Intervals: 177-1091A-1H through 33H (0-310.9 mbsf; 324.61 mcd); 177-1091B-1H through 29H (0-273.8 mbsf; 281.21 mcd); 177-1091D-1H through 22H (0-203.1 mbsf; 218.67 mcd); 177-1091E-1H through 6H (0-51.7 mbsf; 56.30 mcd)
Age: Pleistocene to Pliocene
The unit consists of Pleistocene and upper Pliocene medium green to olive diatom ooze, nannofossil-, foraminifer-, and mud-bearing diatom ooze, and diatom nannofossil ooze. Several intervals are essentially carbonate free, with the exception of the discrete carbonate-ooze horizons indicated on Figure F3 and several of the thin marker beds (Fig. F6). Carbonate is a minor but significant component of the sediment in intervals 0-9, 67-78, 111-140, 165-175, and 206-215 mbsf (all depths correspond to Hole 1091A; Fig. F3). Intervals of intermittently laminated diatom mats occur between 85 and 210 mbsf (Fig. F3), with minor layers above and below this interval. Color mottling is present throughout the unit and is manifested as brighter green and tan irregular layers, but specific ichnofossils are rare. Millimeter-scale laminations are intermittent, are purple and white in color with various textures (Fig. F7), and in many cases are present below diatom-mat layers. Small dropstones (1-2 cm) are scattered throughout the cores, and one large dropstone is present in Core 177-1091A-13H (Fig. F8). The bottom three cores of Hole 1091A are uniformly diatom rich and display a darker green color and more extensive bioturbation than the cores above. These cores are also quite mud rich (Fig.
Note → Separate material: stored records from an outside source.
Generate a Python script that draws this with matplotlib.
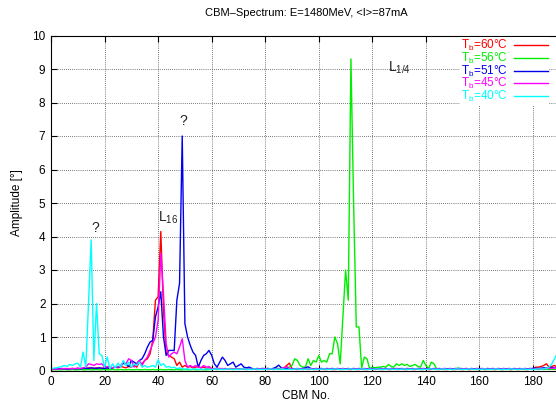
import matplotlib
matplotlib.use('Agg')
import matplotlib.pyplot as plt
import numpy as np

plt.rcParams['font.family'] = ['Liberation Sans', 'DejaVu Sans']
plt.rcParams['mathtext.fontset'] = 'custom'
plt.rcParams['mathtext.rm'] = 'Liberation Sans'

# CBM numbers 0..189 (visible part of the spectrum)
cbm = np.arange(190)

# amplitudes [deg], one list per bunch temperature
amp_60 = [
    0.03, 0.04, 0.03, 0.05, 0.04, 0.05, 0.06, 0.05, 0.06, 0.05,
    0.06, 0.05, 0.07, 0.06, 0.08, 0.07, 0.06, 0.08, 0.07, 0.06,
    0.08, 0.07, 0.06, 0.08, 0.10, 0.08, 0.12, 0.10, 0.08, 0.12,
    0.10, 0.15, 0.10, 0.25, 0.20, 0.30, 0.35, 0.50, 0.90, 2.10,
    2.20, 4.15, 1.80, 0.50, 0.45, 0.40, 0.35, 0.15, 0.25, 0.10,
    0.15, 0.10, 0.12, 0.08, 0.10, 0.12, 0.08, 0.10, 0.06, 0.08,
    0.06, 0.05, 0.07, 0.05, 0.06, 0.04, 0.05, 0.06, 0.04, 0.05,
    0.04, 0.05, 0.04, 0.03, 0.04, 0.05, 0.04, 0.03, 0.04, 0.03,
    0.04, 0.03, 0.04, 0.03, 0.05, 0.04, 0.05, 0.08, 0.15, 0.22,
    0.05, 0.04, 0.03, 0.04, 0.03, 0.04, 0.03, 0.04, 0.03, 0.03,
    0.03, 0.04, 0.03, 0.03, 0.04, 0.03, 0.03, 0.04, 0.03, 0.03,
    0.04, 0.03, 0.03, 0.04, 0.03, 0.03, 0.04, 0.03, 0.03, 0.04,
    0.03, 0.03, 0.04, 0.03, 0.03, 0.04, 0.03, 0.03, 0.04, 0.03,
    0.03, 0.04, 0.03, 0.03, 0.04, 0.03, 0.03, 0.04, 0.03, 0.03,
    0.04, 0.03, 0.03, 0.04, 0.03, 0.03, 0.04, 0.03, 0.03, 0.04,
    0.03, 0.03, 0.04, 0.03, 0.03, 0.04, 0.03, 0.03, 0.04, 0.03,
    0.03, 0.04, 0.03, 0.03, 0.04, 0.03, 0.03, 0.04, 0.03, 0.03,
    0.04, 0.03, 0.03, 0.04, 0.03, 0.03, 0.04, 0.03, 0.03, 0.04,
    0.05, 0.10, 0.10, 0.12, 0.15, 0.20, 0.10, 0.12, 0.15, 0.10,
]
amp_56 = [
    0.02, 0.02, 0.03, 0.02, 0.02, 0.03, 0.02, 0.02, 0.03, 0.02,
    0.02, 0.03, 0.02, 0.02, 0.03, 0.02, 0.02, 0.03, 0.02, 0.02,
    0.03, 0.02, 0.02, 0.03, 0.02, 0.02, 0.03, 0.02, 0.02, 0.03,
    0.02, 0.02, 0.03, 0.02, 0.02, 0.03, 0.02, 0.02, 0.03, 0.02,
    0.02, 0.03, 0.02, 0.02, 0.03, 0.02, 0.02, 0.03, 0.02, 0.02,
    0.03, 0.02, 0.02, 0.03, 0.02, 0.02, 0.03, 0.02, 0.02, 0.03,
    0.03, 0.04, 0.03, 0.04, 0.03, 0.04, 0.05, 0.04, 0.03, 0.04,
    0.05, 0.04, 0.05, 0.04, 0.05, 0.06, 0.05, 0.04, 0.05, 0.06,
    0.05, 0.06, 0.05, 0.06, 0.08, 0.06, 0.05, 0.06, 0.08, 0.10,
    0.15, 0.35, 0.30, 0.15, 0.10, 0.10, 0.35, 0.15, 0.30, 0.25,
    0.45, 0.25, 0.30, 0.25, 0.50, 0.50, 1.00, 0.80, 0.20, 1.60,
    3.00, 2.10, 9.30, 5.00, 1.30, 1.30, 0.07, 0.40, 0.35, 0.05,
    0.10, 0.08, 0.10, 0.10, 0.12, 0.10, 0.18, 0.12, 0.10, 0.20,
    0.15, 0.20, 0.15, 0.18, 0.12, 0.15, 0.18, 0.12, 0.10, 0.30,
    0.15, 0.05, 0.25, 0.20, 0.05, 0.04, 0.03, 0.04, 0.05, 0.04,
    0.03, 0.04, 0.08, 0.04, 0.03, 0.04, 0.03, 0.04, 0.03, 0.04,
    0.03, 0.04, 0.03, 0.04, 0.03, 0.04, 0.03, 0.04, 0.03, 0.04,
    0.03, 0.04, 0.03, 0.04, 0.03, 0.04, 0.03, 0.04, 0.03, 0.04,
    0.03, 0.04, 0.03, 0.04, 0.03, 0.04, 0.03, 0.04, 0.03, 0.04,
]
amp_51 = [
    0.04, 0.05, 0.04, 0.05, 0.06, 0.05, 0.04, 0.05, 0.06, 0.05,
    0.06, 0.05, 0.06, 0.07, 0.06, 0.08, 0.07, 0.06, 0.08, 0.07,
    0.06, 0.08, 0.07, 0.08, 0.10, 0.10, 0.12, 0.22, 0.18, 0.12,
    0.30, 0.25, 0.20, 0.30, 0.35, 0.50, 0.70, 0.85, 0.90, 1.60,
    1.90, 2.35, 1.00, 0.45, 0.60, 0.60, 0.60, 2.10, 2.60, 7.00,
    1.40, 1.00, 0.75, 0.55, 0.45, 0.10, 0.30, 0.45, 0.50, 0.60,
    0.45, 0.20, 0.10, 0.25, 0.40, 0.30, 0.15, 0.20, 0.25, 0.10,
    0.15, 0.20, 0.10, 0.08, 0.10, 0.06, 0.05, 0.06, 0.05, 0.06,
    0.05, 0.06, 0.05, 0.06, 0.10, 0.16, 0.08, 0.05, 0.06, 0.05,
    0.06, 0.05, 0.06, 0.05, 0.06, 0.08, 0.11, 0.06, 0.05, 0.06,
    0.05, 0.06, 0.05, 0.06, 0.05, 0.06, 0.05, 0.06, 0.05, 0.06,
    0.05, 0.06, 0.05, 0.06, 0.05, 0.06, 0.05, 0.06, 0.05, 0.06,
    0.05, 0.06, 0.05, 0.06, 0.05, 0.06, 0.05, 0.06, 0.05, 0.06,
    0.05, 0.06, 0.05, 0.06, 0.05, 0.06, 0.05, 0.06, 0.05, 0.06,
    0.05, 0.06, 0.05, 0.06, 0.05, 0.06, 0.05, 0.06, 0.05, 0.06,
    0.05, 0.06, 0.05, 0.06, 0.05, 0.06, 0.05, 0.06, 0.05, 0.06,
    0.05, 0.06, 0.05, 0.06, 0.05, 0.06, 0.05, 0.06, 0.05, 0.06,
    0.05, 0.06, 0.05, 0.06, 0.05, 0.06, 0.05, 0.06, 0.05, 0.06,
    0.06, 0.07, 0.06, 0.07, 0.08, 0.07, 0.08, 0.09, 0.08, 0.10,
]
amp_45 = [
    0.03, 0.04, 0.05, 0.04, 0.05, 0.06, 0.05, 0.06, 0.05, 0.06,
    0.07, 0.06, 0.08, 0.10, 0.20, 0.18, 0.15, 0.20, 0.18, 0.20,
    0.10, 0.12, 0.10, 0.08, 0.12, 0.10, 0.15, 0.25, 0.20, 0.35,
    0.30, 0.10, 0.20, 0.30, 0.15, 0.30, 0.40, 0.60, 0.80, 1.00,
    1.50, 3.50, 2.30, 0.80, 0.40, 0.50, 0.55, 0.50, 0.70, 0.95,
    0.30, 0.10, 0.15, 0.10, 0.15, 0.10, 0.08, 0.15, 0.10, 0.12,
    0.05, 0.06, 0.05, 0.06, 0.05, 0.06, 0.05, 0.04, 0.05, 0.04,
    0.05, 0.04, 0.05, 0.04, 0.05, 0.04, 0.05, 0.04, 0.05, 0.04,
    0.05, 0.04, 0.05, 0.04, 0.05, 0.04, 0.06, 0.08, 0.12, 0.06,
    0.04, 0.05, 0.04, 0.05, 0.04, 0.05, 0.04, 0.05, 0.04, 0.05,
    0.04, 0.05, 0.04, 0.05, 0.04, 0.05, 0.04, 0.05, 0.04, 0.05,
    0.04, 0.05, 0.04, 0.05, 0.04, 0.05, 0.04, 0.05, 0.04, 0.05,
    0.04, 0.05, 0.04, 0.05, 0.04, 0.05, 0.04, 0.05, 0.04, 0.05,
    0.04, 0.05, 0.04, 0.05, 0.04, 0.05, 0.04, 0.05, 0.04, 0.05,
    0.04, 0.05, 0.04, 0.05, 0.04, 0.05, 0.04, 0.05, 0.04, 0.05,
    0.04, 0.05, 0.04, 0.05, 0.04, 0.05, 0.04, 0.05, 0.04, 0.05,
    0.04, 0.05, 0.04, 0.05, 0.04, 0.05, 0.04, 0.05, 0.04, 0.05,
    0.04, 0.05, 0.04, 0.05, 0.04, 0.05, 0.04, 0.05, 0.04, 0.05,
    0.04, 0.05, 0.04, 0.05, 0.05, 0.06, 0.07, 0.06, 0.08, 0.07,
]
amp_40 = [
    0.05, 0.07, 0.08, 0.10, 0.12, 0.15, 0.12, 0.18, 0.15, 0.20,
    0.22, 0.10, 0.55, 0.10, 2.00, 3.90, 0.30, 2.00, 0.50, 0.45,
    0.10, 0.40, 0.05, 0.20, 0.08, 0.22, 0.10, 0.30, 0.15, 0.25,
    0.10, 0.20, 0.15, 0.25, 0.10, 0.15, 0.10, 0.12, 0.15, 0.10,
    0.32, 0.15, 0.20, 0.10, 0.12, 0.08, 0.10, 0.05, 0.08, 0.05,
    0.04, 0.05, 0.03, 0.04, 0.05, 0.03, 0.04, 0.03, 0.05, 0.04,
    0.03, 0.04, 0.05, 0.03, 0.04, 0.03, 0.05, 0.04, 0.03, 0.04,
    0.03, 0.04, 0.05, 0.03, 0.04, 0.03, 0.05, 0.04, 0.03, 0.04,
    0.03, 0.04, 0.05, 0.03, 0.04, 0.03, 0.05, 0.04, 0.03, 0.04,
    0.03, 0.04, 0.05, 0.03, 0.04, 0.03, 0.05, 0.04, 0.03, 0.04,
    0.03, 0.04, 0.05, 0.03, 0.04, 0.03, 0.05, 0.04, 0.03, 0.04,
    0.03, 0.04, 0.05, 0.03, 0.04, 0.03, 0.05, 0.04, 0.03, 0.04,
    0.03, 0.04, 0.05, 0.03, 0.04, 0.03, 0.05, 0.04, 0.03, 0.04,
    0.03, 0.04, 0.05, 0.03, 0.04, 0.03, 0.05, 0.04, 0.03, 0.04,
    0.03, 0.04, 0.05, 0.03, 0.04, 0.03, 0.05, 0.04, 0.03, 0.04,
    0.03, 0.04, 0.05, 0.03, 0.04, 0.03, 0.05, 0.04, 0.03, 0.04,
    0.03, 0.04, 0.05, 0.03, 0.04, 0.03, 0.05, 0.04, 0.03, 0.04,
    0.03, 0.04, 0.05, 0.03, 0.04, 0.03, 0.05, 0.04, 0.03, 0.04,
    0.03, 0.04, 0.05, 0.04, 0.05, 0.06, 0.10, 0.20, 0.35, 0.50,
]

labels = ['60', '56', '51', '45', '40']
colors = ['#ff0000', '#00ee00', '#0000ee', '#ff00ff', '#00ffff']
series = [amp_60, amp_56, amp_51, amp_45, amp_40]

fig = plt.figure(figsize=(5.56, 4.01), dpi=100)
# axes run past the right edge of the picture (cropped like the original)
ax = fig.add_axes([51 / 556, 30.5 / 401, 535.6 / 556, 335 / 401])

lines = []
for lab, col, amp in zip(labels, colors, series):
    ln, = ax.plot(cbm, amp, color=col, linewidth=1.0,
                  label=r'T$_\mathrm{b}$=' + lab + '°C')
    lines.append(ln)

ax.set_xlim(0, 200)
ax.set_ylim(0, 10)
ax.set_xticks(range(0, 201, 20))
ax.set_xticklabels([str(v) for v in range(0, 181, 20)] + [''])
ax.set_yticks(range(0, 11))
ax.tick_params(direction='in', length=4, width=0.8, top=True, right=True,
               labelsize=8.5, pad=4)
ax.grid(True, color='k', linestyle=(0, (1, 2)), linewidth=0.5)
for sp in ax.spines.values():
    sp.set_linewidth(0.8)

# annotations
ax.text(16.5, 4.05, '?', fontsize=10, ha='center', va='bottom', color='#222222')
ax.text(40.0, 4.3, r'L$_{16}$', fontsize=10, ha='left', va='bottom', color='#222222')
ax.text(49.5, 7.25, '?', fontsize=10, ha='center', va='bottom', color='#222222')
ax.text(126.0, 8.8, r'L$_{1/4}$', fontsize=10, ha='left', va='bottom', color='#222222')

fig.text(306 / 556, 1 - 13 / 401, 'CBM\u2013Spectrum: E=1480MeV, <I>=87mA',
         ha='center', va='center', fontsize=8)
fig.text(306 / 556, 1 - 396 / 401, 'CBM No.', ha='center', va='center', fontsize=8.5)
fig.text(17 / 556, 1 - 203 / 401, 'Amplitude [°]', ha='center', va='center',
         rotation=90, fontsize=8.5)

leg = fig.legend(handles=lines, loc='upper right',
                 bbox_to_anchor=(549 / 556, 1 - 37 / 401),
                 frameon=True, markerfirst=False, labelcolor='linecolor',
                 fontsize=8.5, handlelength=2.9, handletextpad=0.5,
                 labelspacing=-0.2, borderpad=0.1, borderaxespad=0)
leg.get_frame().set_facecolor('white')
leg.get_frame().set_edgecolor('none')
leg.get_frame().set_alpha(1)
leg.get_frame().set_boxstyle('square', pad=0)

fig.savefig('out.png', dpi=100)
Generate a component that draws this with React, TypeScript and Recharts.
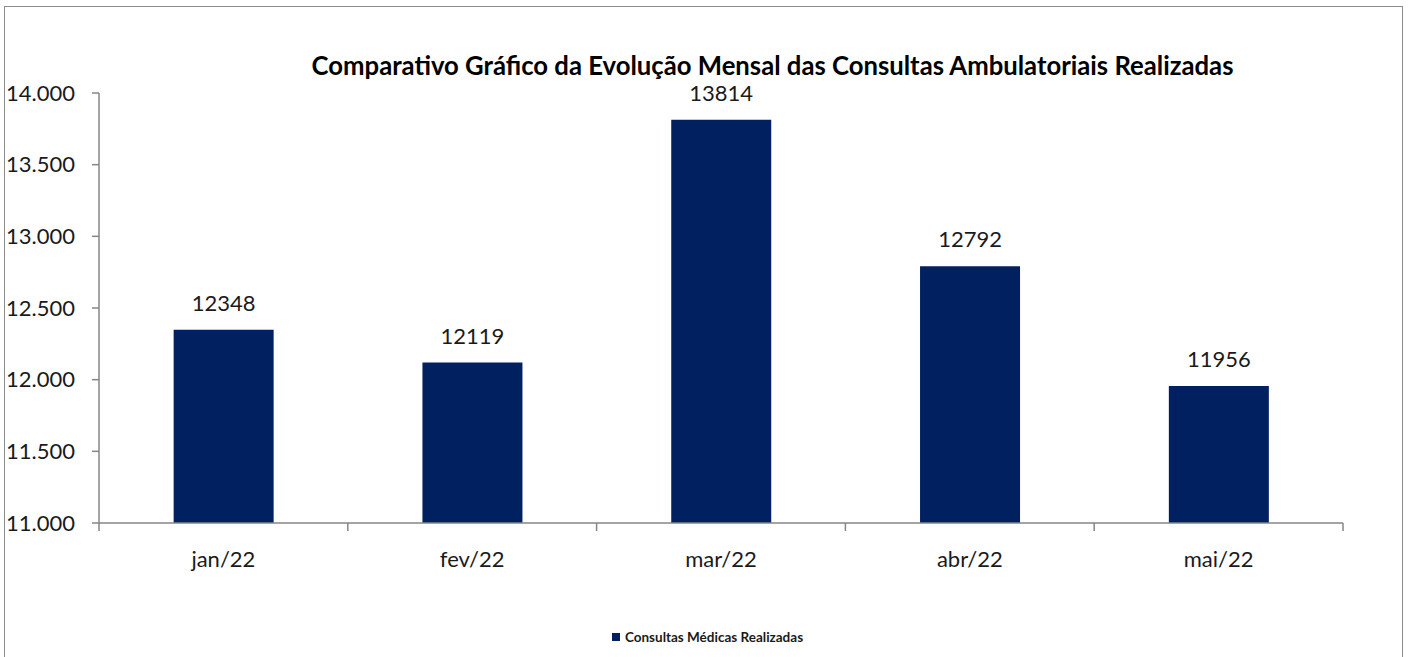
import * as React from "react";
import { BarChart, Bar, XAxis, YAxis, Legend, LabelList } from "recharts";

const months = ["jan/22", "fev/22", "mar/22", "abr/22", "mai/22"];
const consultas = [12348, 12119, 13814, 12792, 11956];
const yTicks = [11000, 11500, 12000, 12500, 13000, 13500, 14000];

const W = 1411;
const H = 657;
const MARGIN = { top: 93, right: 68, bottom: 10, left: 0 };
const Y_AXIS_W = 99;
const BAND = (W - MARGIN.left - Y_AXIS_W - MARGIN.right) / months.length;

const FONT = "Lato, 'Open Sans', sans-serif";
const NAVY = "#002060";
const AXIS = "#868686";

const data = months.map((m, i) => ({ month: m, consultas: consultas[i] }));

const fmt = (v: number) => String(v).replace(/\B(?=(\d{3})+(?!\d))/g, ".");

const MonthTick = (props: any) => {
  const { x, y, payload, index } = props;
  const top = y;
  return (
    <g>
      <line x1={x - BAND / 2} x2={x - BAND / 2} y1={top} y2={top + 8} stroke={AXIS} strokeWidth={1.5} />
      {index === months.length - 1 && (
        <line x1={x + BAND / 2} x2={x + BAND / 2} y1={top} y2={top + 8} stroke={AXIS} strokeWidth={1.5} />
      )}
      <text x={x} y={top + 44} textAnchor="middle" fontFamily={FONT} fontSize={22} fill="#1a1a1a">
        {payload.value}
      </text>
    </g>
  );
};

const LegendContent = () => (
  <div
    style={{
      display: "flex",
      justifyContent: "center",
      alignItems: "center",
      height: 20,
      fontFamily: FONT,
      fontSize: 13.5,
      fontWeight: 700,
      color: "#1a1a1a",
      paddingLeft: 4,
    }}
  >
    <span style={{ width: 8, height: 8, background: NAVY, marginRight: 5, display: "inline-block" }} />
    Consultas Médicas Realizadas
  </div>
);

export default function App() {
  return (
    <div style={{ position: "absolute", left: 0, top: 0, width: W, height: H, background: "#fff", overflow: "hidden" }}>
      <div
        style={{
          position: "absolute",
          left: 4,
          top: 6,
          width: 1397,
          height: 700,
          border: "1.5px solid #8c8c8c",
        }}
      />
      <div
        style={{
          position: "absolute",
          left: 0,
          top: 53,
          width: 1545,
          textAlign: "center",
          fontFamily: FONT,
          fontWeight: 700,
          fontSize: 25.7,
          lineHeight: 1,
          color: "#000",
        }}
      >
        Comparativo Gráfico da Evolução Mensal das Consultas Ambulatoriais Realizadas
      </div>
      <BarChart width={W} height={H} data={data} margin={MARGIN} barCategoryGap="30%">
        <XAxis
          dataKey="month"
          height={H - MARGIN.top - MARGIN.bottom - 20 - 430}
          axisLine={{ stroke: AXIS, strokeWidth: 1.5 }}
          tickLine={false}
          tickSize={0}
          tickMargin={0}
          tick={<MonthTick />}
          interval={0}
        />
        <YAxis
          width={Y_AXIS_W}
          domain={[11000, 14000]}
          ticks={yTicks}
          tickFormatter={fmt}
          axisLine={{ stroke: AXIS, strokeWidth: 1.5 }}
          tickLine={{ stroke: AXIS, strokeWidth: 1.5 }}
          tickSize={7}
          tickMargin={17}
          tick={{ fontFamily: FONT, fontSize: 22, fill: "#1a1a1a" }}
          allowDataOverflow
        />
        <Legend
          verticalAlign="bottom"
          height={20}
          width={W}
          wrapperStyle={{ left: 0 }}
          content={<LegendContent />}
        />
        <Bar dataKey="consultas" fill={NAVY} isAnimationActive={false}>
          <LabelList
            dataKey="consultas"
            position="top"
            offset={19}
            fontFamily={FONT}
            fontSize={22}
            fill="#1a1a1a"
          />
        </Bar>
      </BarChart>
    </div>
  );
}
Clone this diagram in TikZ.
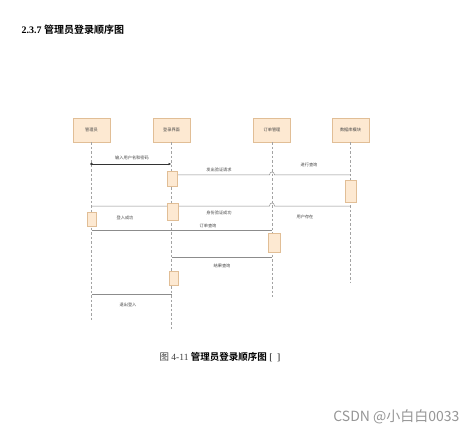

F4) and indicate lower sedimentation rates for the late Pliocene section (see "Chronostratigraphy").
A number of distinctive 7- to 34-cm-thick marker beds occur at Site 1091 (Table T2; Fig. F6) and were used for interhole correlation among Holes 1091A, 1091B, 1091D, and 1091E. The beds are of two types: autochthonous carbonate-rich deposits likely related to peak interglacials (see "Chronostratigraphy"), and allochthonous deposits. The allochthonous beds have a number of common features, including marked color and textural differences with the surrounding sediment (including lack of bioturbation and absence of diatom mats), sharp lower contacts, and grading with 3- to 10-mm-thick basal layers of foraminifers and up to ~5% well-sorted, very fine-grained sand. Some beds appear to display cross-lamination at the base (Fig. F9), whereas others display little internal structure (Fig. F10). Several of these calcareous layers are enclosed within carbonate-free sediment and some contain reworked older nannofossils (Table T2; see "Chronostratigraphy"). Evidence of sedimentary structures indicating current activity combined with their carbonate contents suggests that these beds represent turbidity-current deposits, perhaps derived from the Meteor Rise to the east of Site 1091. The relatively high carbonate values associated with some of these beds may favor the interpretation of downslope transport of this material by turbidity currents (from above the carbonate compensation depth) rather than lateral transport by contour currents. However, any genetic interpretation of these deposits is ambiguous until more detailed studies of grain-size distribution and geochemistry are performed.